==== SUPPLIED DATA ====

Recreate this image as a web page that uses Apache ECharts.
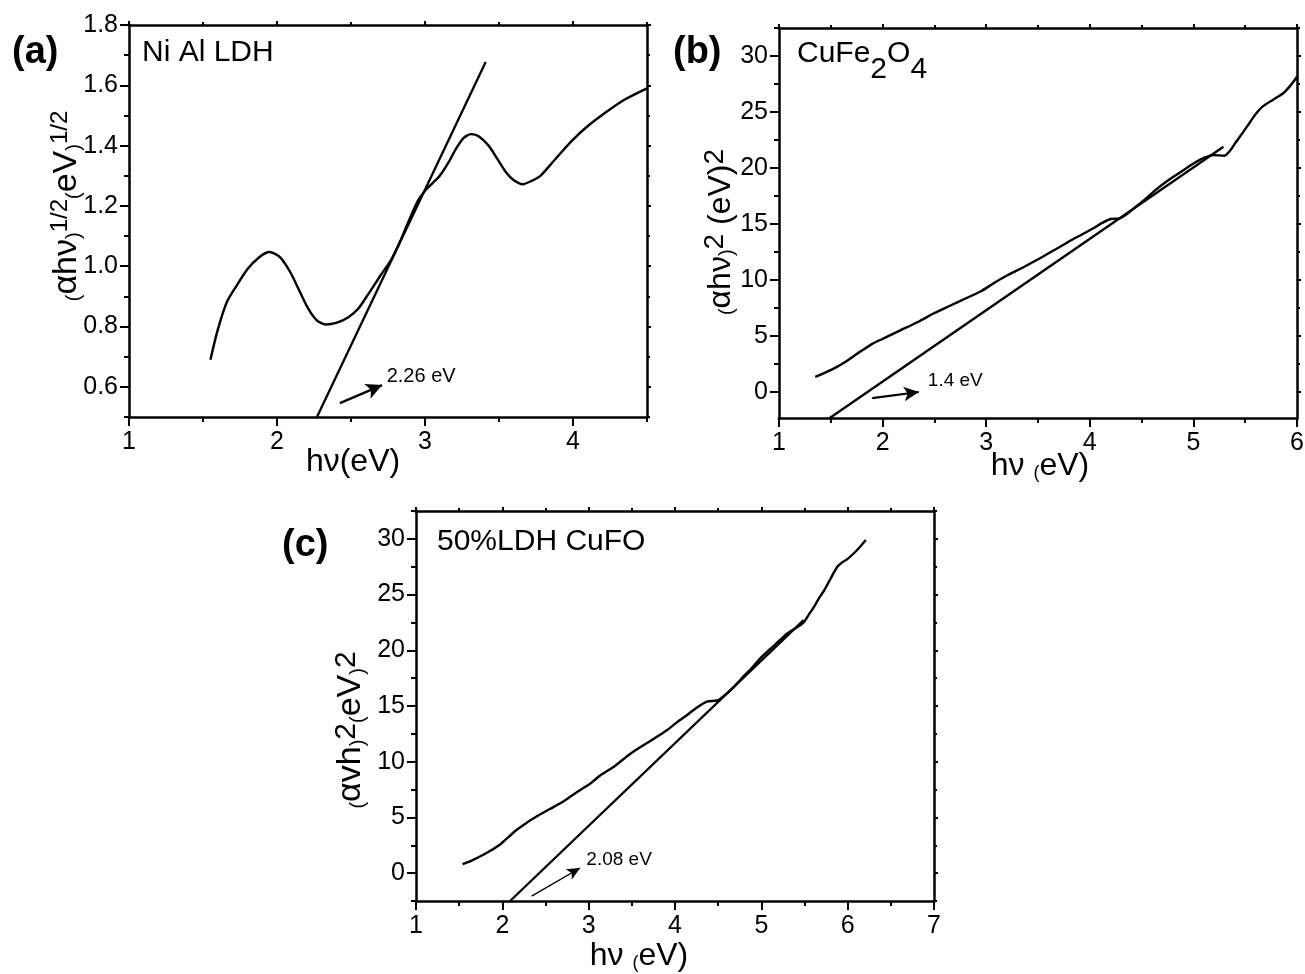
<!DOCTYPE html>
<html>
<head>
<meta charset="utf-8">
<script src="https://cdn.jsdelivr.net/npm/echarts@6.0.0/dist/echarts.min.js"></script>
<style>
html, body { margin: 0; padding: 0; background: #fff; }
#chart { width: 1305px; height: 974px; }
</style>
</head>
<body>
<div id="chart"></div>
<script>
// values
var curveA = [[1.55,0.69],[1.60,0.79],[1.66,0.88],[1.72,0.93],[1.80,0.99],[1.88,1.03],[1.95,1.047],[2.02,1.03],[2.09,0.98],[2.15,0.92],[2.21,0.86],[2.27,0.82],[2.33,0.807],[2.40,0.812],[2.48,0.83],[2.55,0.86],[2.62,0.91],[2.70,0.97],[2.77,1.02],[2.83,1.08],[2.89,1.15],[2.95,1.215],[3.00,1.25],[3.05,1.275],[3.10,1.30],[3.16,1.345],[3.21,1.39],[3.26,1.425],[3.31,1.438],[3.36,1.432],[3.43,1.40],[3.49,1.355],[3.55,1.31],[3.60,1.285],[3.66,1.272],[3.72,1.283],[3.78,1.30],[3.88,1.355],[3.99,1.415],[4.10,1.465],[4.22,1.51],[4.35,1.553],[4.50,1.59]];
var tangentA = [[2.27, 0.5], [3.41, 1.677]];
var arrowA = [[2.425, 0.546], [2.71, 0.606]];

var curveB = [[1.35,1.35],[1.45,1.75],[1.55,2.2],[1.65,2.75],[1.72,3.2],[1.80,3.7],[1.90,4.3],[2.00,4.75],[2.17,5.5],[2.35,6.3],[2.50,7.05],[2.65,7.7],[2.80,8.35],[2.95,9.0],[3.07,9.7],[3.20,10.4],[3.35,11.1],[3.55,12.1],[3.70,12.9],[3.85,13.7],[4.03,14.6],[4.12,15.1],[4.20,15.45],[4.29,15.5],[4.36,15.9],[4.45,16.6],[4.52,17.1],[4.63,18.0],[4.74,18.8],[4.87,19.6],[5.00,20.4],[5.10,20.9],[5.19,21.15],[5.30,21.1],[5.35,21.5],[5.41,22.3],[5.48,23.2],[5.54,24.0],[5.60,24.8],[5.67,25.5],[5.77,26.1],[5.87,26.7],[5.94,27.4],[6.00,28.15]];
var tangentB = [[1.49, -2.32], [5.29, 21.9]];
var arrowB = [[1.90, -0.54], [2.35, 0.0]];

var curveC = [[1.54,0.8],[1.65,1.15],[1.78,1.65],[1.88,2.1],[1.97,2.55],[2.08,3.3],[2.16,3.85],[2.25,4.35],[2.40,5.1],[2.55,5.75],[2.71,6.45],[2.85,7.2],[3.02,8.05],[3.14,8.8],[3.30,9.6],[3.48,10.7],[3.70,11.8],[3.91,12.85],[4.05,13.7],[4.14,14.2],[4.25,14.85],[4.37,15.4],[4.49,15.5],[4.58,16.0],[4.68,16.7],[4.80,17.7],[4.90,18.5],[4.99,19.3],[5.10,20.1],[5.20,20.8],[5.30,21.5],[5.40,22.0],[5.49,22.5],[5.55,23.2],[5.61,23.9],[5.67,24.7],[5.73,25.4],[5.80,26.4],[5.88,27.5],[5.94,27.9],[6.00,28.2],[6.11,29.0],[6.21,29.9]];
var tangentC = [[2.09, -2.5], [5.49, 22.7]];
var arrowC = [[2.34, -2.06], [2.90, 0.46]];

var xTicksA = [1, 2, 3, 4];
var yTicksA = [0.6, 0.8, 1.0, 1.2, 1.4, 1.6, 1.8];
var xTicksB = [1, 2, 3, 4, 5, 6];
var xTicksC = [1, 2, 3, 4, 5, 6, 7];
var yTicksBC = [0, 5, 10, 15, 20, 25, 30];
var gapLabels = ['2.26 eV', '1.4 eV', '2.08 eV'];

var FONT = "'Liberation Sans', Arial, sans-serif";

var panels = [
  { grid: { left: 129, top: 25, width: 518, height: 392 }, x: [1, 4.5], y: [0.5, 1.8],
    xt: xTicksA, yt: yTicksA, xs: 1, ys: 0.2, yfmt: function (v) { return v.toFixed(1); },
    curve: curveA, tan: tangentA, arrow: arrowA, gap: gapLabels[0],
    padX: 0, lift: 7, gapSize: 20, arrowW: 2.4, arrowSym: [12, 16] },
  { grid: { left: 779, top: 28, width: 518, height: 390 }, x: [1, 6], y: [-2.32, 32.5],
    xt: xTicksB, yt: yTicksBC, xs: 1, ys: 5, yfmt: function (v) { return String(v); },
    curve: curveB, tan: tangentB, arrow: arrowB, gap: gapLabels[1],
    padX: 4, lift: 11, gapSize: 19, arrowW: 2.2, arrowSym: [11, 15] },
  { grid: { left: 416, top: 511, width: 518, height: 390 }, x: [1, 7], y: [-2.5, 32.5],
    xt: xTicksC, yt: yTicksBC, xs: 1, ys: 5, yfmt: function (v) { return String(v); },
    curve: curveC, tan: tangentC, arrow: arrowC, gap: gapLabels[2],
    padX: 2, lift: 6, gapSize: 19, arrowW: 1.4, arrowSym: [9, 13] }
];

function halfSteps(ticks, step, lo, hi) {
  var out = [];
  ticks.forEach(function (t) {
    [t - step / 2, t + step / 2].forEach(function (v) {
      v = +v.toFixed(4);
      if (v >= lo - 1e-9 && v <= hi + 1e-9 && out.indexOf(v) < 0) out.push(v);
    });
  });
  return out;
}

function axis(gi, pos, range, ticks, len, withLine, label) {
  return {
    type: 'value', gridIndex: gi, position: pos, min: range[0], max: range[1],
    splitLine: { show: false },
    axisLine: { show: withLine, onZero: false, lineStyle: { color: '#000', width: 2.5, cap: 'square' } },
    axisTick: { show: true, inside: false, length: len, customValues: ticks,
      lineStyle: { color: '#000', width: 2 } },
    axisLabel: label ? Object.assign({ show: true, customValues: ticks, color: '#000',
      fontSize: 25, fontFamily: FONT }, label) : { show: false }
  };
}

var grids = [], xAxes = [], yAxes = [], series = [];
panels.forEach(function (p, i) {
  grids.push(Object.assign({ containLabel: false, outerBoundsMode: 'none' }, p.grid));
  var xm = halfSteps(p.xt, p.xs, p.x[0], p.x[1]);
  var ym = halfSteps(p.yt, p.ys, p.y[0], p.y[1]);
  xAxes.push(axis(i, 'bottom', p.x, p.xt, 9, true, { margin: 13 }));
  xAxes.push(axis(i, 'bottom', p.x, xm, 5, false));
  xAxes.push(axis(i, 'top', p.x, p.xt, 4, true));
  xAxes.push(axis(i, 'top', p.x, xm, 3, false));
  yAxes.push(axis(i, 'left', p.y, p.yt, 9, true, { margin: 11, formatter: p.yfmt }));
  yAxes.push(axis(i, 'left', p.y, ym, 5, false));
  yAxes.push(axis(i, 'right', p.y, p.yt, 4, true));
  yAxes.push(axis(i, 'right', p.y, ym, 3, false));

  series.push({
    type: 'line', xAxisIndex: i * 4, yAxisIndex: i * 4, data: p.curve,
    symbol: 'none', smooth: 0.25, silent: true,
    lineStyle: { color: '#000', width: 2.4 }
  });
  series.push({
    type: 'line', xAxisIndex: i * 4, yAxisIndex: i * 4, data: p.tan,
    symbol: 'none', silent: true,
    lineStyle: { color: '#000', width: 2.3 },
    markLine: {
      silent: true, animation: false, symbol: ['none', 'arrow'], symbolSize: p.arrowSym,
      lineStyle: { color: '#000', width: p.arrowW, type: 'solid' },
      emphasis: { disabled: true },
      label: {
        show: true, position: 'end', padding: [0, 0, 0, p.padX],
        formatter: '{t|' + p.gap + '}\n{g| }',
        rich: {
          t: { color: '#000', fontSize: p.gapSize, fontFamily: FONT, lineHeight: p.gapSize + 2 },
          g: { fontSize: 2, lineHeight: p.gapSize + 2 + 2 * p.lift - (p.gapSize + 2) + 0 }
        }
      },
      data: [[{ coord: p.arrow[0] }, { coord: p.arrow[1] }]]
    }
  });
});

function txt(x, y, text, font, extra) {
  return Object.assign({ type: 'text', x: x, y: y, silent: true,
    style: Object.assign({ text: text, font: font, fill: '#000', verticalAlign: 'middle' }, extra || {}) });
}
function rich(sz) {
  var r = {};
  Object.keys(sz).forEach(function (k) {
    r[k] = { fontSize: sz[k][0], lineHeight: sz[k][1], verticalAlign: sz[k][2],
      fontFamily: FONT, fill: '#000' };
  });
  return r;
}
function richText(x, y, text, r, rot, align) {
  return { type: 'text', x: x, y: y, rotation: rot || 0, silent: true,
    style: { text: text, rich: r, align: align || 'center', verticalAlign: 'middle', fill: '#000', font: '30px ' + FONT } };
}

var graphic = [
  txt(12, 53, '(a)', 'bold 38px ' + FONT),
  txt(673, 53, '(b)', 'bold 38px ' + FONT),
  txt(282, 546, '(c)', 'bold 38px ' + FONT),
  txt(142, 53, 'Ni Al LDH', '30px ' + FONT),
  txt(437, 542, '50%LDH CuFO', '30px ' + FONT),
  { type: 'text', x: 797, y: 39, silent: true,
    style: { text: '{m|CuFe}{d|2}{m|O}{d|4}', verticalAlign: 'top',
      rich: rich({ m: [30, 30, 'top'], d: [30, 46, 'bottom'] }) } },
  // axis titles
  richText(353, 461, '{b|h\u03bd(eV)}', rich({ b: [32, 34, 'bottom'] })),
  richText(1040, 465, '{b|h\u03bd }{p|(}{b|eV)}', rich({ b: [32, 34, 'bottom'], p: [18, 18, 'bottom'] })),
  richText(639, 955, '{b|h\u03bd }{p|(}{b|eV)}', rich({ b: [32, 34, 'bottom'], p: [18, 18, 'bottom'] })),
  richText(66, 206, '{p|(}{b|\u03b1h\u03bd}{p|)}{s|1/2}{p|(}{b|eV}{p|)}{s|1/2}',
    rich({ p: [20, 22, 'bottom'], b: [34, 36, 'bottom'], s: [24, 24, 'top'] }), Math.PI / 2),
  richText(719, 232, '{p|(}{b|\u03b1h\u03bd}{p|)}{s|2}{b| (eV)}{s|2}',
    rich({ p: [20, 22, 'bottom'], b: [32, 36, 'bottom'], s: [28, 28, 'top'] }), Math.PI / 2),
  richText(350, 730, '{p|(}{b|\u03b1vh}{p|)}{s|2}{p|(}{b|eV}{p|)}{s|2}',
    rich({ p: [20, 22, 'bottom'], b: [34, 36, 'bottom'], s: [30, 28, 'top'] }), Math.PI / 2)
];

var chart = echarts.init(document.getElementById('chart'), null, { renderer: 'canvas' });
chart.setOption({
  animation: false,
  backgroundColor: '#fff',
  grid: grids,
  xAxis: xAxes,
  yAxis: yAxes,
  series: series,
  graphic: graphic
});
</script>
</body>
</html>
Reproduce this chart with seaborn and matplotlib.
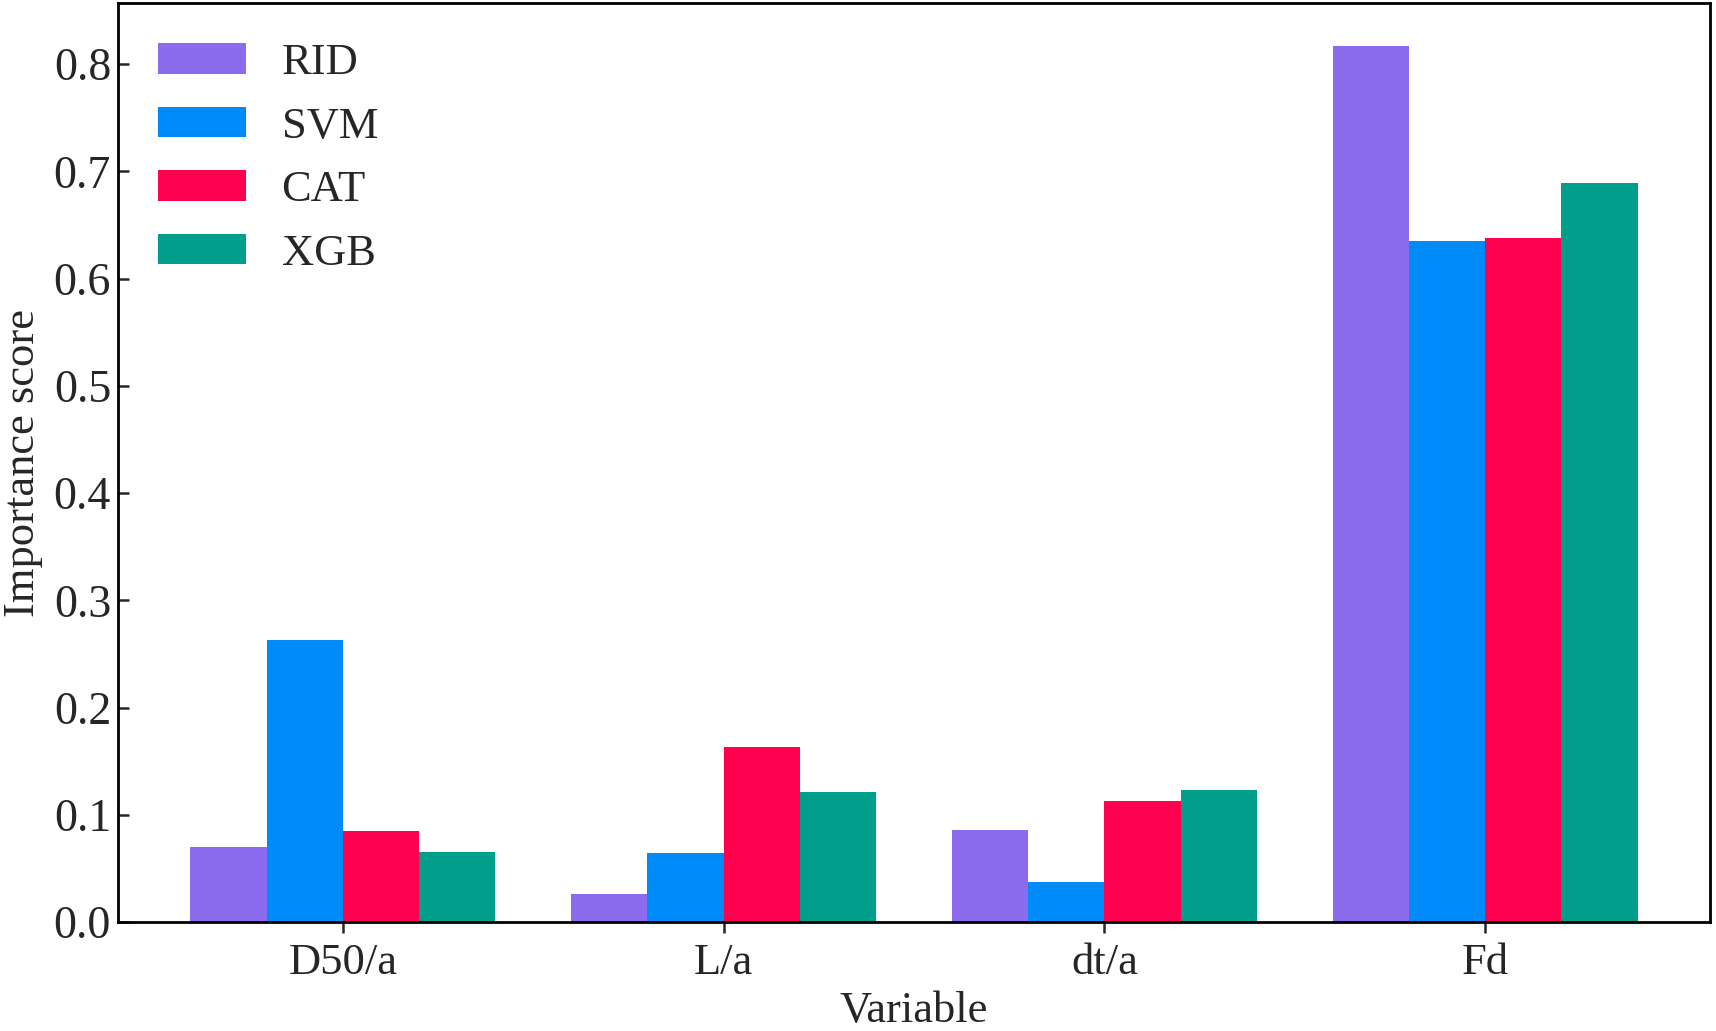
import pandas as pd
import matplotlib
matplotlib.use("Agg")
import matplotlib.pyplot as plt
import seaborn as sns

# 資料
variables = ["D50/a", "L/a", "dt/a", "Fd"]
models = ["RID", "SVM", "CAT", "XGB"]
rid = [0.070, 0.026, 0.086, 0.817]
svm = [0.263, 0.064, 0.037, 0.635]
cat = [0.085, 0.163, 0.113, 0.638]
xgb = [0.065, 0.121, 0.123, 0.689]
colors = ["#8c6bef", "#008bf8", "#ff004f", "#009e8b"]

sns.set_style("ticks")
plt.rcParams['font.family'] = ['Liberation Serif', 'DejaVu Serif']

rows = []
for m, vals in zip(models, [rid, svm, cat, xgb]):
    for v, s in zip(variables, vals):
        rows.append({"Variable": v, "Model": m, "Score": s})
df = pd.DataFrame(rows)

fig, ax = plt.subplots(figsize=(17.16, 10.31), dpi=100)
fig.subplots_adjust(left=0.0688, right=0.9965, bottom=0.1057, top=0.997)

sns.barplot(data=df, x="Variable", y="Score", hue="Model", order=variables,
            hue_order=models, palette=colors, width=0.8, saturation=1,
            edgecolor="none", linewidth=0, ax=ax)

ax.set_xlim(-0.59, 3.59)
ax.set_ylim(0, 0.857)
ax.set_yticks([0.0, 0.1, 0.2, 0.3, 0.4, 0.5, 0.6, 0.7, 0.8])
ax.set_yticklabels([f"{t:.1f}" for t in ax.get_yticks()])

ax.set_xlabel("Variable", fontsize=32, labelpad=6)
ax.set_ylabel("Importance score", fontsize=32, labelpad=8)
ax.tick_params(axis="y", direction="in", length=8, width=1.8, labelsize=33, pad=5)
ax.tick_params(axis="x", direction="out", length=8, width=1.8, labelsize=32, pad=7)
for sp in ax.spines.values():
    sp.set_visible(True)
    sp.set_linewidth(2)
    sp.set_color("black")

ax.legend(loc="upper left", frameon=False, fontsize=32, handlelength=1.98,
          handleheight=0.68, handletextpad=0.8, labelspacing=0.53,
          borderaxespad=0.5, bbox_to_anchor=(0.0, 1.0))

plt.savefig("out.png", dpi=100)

====

▶ [WRITTEN INSTRUCTION]
Only the lines from the start of the material through the line containing "var arrowB = [[1.90, -0.54], [2.35, 0.0]];" should be transcribed. Pictures stay out.

▶ [THE ANSWER]
Recreate this image as a web page that uses Apache ECharts.
<!DOCTYPE html>
<html>
<head>
<meta charset="utf-8">
<script src="https://cdn.jsdelivr.net/npm/echarts@6.0.0/dist/echarts.min.js"></script>
<style>
html, body { margin: 0; padding: 0; background: #fff; }
#chart { width: 1305px; height: 974px; }
</style>
</head>
<body>
<div id="chart"></div>
<script>
// values
var curveA = [[1.55,0.69],[1.60,0.79],[1.66,0.88],[1.72,0.93],[1.80,0.99],[1.88,1.03],[1.95,1.047],[2.02,1.03],[2.09,0.98],[2.15,0.92],[2.21,0.86],[2.27,0.82],[2.33,0.807],[2.40,0.812],[2.48,0.83],[2.55,0.86],[2.62,0.91],[2.70,0.97],[2.77,1.02],[2.83,1.08],[2.89,1.15],[2.95,1.215],[3.00,1.25],[3.05,1.275],[3.10,1.30],[3.16,1.345],[3.21,1.39],[3.26,1.425],[3.31,1.438],[3.36,1.432],[3.43,1.40],[3.49,1.355],[3.55,1.31],[3.60,1.285],[3.66,1.272],[3.72,1.283],[3.78,1.30],[3.88,1.355],[3.99,1.415],[4.10,1.465],[4.22,1.51],[4.35,1.553],[4.50,1.59]];
var tangentA = [[2.27, 0.5], [3.41, 1.677]];
var arrowA = [[2.425, 0.546], [2.71, 0.606]];

var curveB = [[1.35,1.35],[1.45,1.75],[1.55,2.2],[1.65,2.75],[1.72,3.2],[1.80,3.7],[1.90,4.3],[2.00,4.75],[2.17,5.5],[2.35,6.3],[2.50,7.05],[2.65,7.7],[2.80,8.35],[2.95,9.0],[3.07,9.7],[3.20,10.4],[3.35,11.1],[3.55,12.1],[3.70,12.9],[3.85,13.7],[4.03,14.6],[4.12,15.1],[4.20,15.45],[4.29,15.5],[4.36,15.9],[4.45,16.6],[4.52,17.1],[4.63,18.0],[4.74,18.8],[4.87,19.6],[5.00,20.4],[5.10,20.9],[5.19,21.15],[5.30,21.1],[5.35,21.5],[5.41,22.3],[5.48,23.2],[5.54,24.0],[5.60,24.8],[5.67,25.5],[5.77,26.1],[5.87,26.7],[5.94,27.4],[6.00,28.15]];
var tangentB = [[1.49, -2.32], [5.29, 21.9]];
var arrowB = [[1.90, -0.54], [2.35, 0.0]];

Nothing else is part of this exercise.